Fourth annual event will be Oct. 7-8
MANHATTAN, Kan. – Kansas 4-H members will be out in full force during the weekend of Oct. 7-8 when the fourth annual 48 Hours of 4-H community service event takes place around Kansas.
Among the dozens of projects currently planned, 4-Hers in Lyon County will repair stones in an old cemetery; 4-H members in Leon will make pies for a fundraising event at the church where they meet; and Miami County 4-Hers will collect basic care items to be distributed to nursing homes and other charities.
“What we know is that 4-Hers have always cared about their communities and have always provided community service,” said Beth Hinshaw, the southeast area 4-H youth development specialist who coordinates the statewide 48 Hours of 4-H event.
“This just gives us an opportunity to focus on community service during these two days. We know that a lot of service happens the rest of the year, but this is an opportunity to highlight it over a full weekend.”
The event caps off the National 4-H Week celebration taking place across the country. According to the National 4-H Council, there are more than 6 million 4-Hers across the country, touching every county and parish in the U.S. through land-grant universities and local extension offices.
“Each local unit celebrates a bit differently,” said Amy Sollock, the southwest area 4-H youth development specialist, who is helping to coordinate National 4-H week activities in Kansas. “Stafford County 4-H, for example, is participating in the national youth science day. They are working with the junior high schools in St. John and Stafford to complete the ‘incredible wearables’ technology challenge.
“Other units celebrate National 4-H Week by thanking donors and sponsors, some hold project fairs, membership drives, send flyers home through school, and more. 48 Hours of 4-H, though, is by far the biggest statewide effort that week.”
In Spring Hill, 4-Hers will make fleece blankets for Project Linus, a national organization that donates blankets to children in hospitals and crisis situations.
The Wolf Creek Valley 4-H Club in Russell County will do yard work for community members in Lucas and Luray, and donate proceeds to the local fire department.
In Satanta, 4-Hers will hold a food drive to create weekend backpacks for kids whose families may not have the financial means to provide three meals a day. The club will donate $200 of its own money toward the cause.
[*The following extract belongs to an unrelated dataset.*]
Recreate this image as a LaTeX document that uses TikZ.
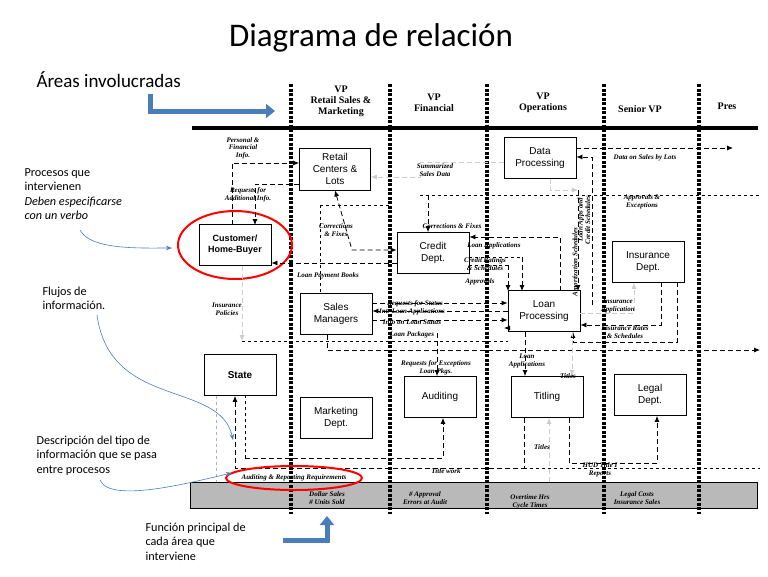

The list of projects planned Oct. 7-8 goes on and on, ranging from serving meals at local shelters to playing bingo and board games with veterans to raising money to help people in need of guide dogs.
4-H groups planning activities have registered their project through the Kansas 4-H office. Hinshaw provided a list that includes nearly three dozen projects as of mid-September.
“There’s really something for everyone in 4-H and I think that is the message we get from seeing all of the projects that are planned,” Hinshaw said. “The variety of community service projects reflects the variety that 4-H offers.”
Hinshaw cited research from Tufts University that indicates that “4-Hers are four times more likely to make contributions to their community. It’s a foundation that they get from being in 4-H.”
For more information about 48 Hours of 4-H, visit http://www.kansas4-h.org/events-activities/conferences-events/48-hours-of-4-h. On social media, look for the hashtag, #484H.
For more information about National 4-H Week, visit 4-H.org. To learn more about becoming a 4-Her, go to www.JoinKansas4H.org.
“National 4-H Week is a good time to celebrate and promote the life skills and friendships gained through 4-H,” Sollock said. “It is a prime opportunity to reach out to alumni, dispel stereotypes, and invite new families to join a local 4-H club. We want everyone to know that 4-H gives kids skills to lead for a lifetime.”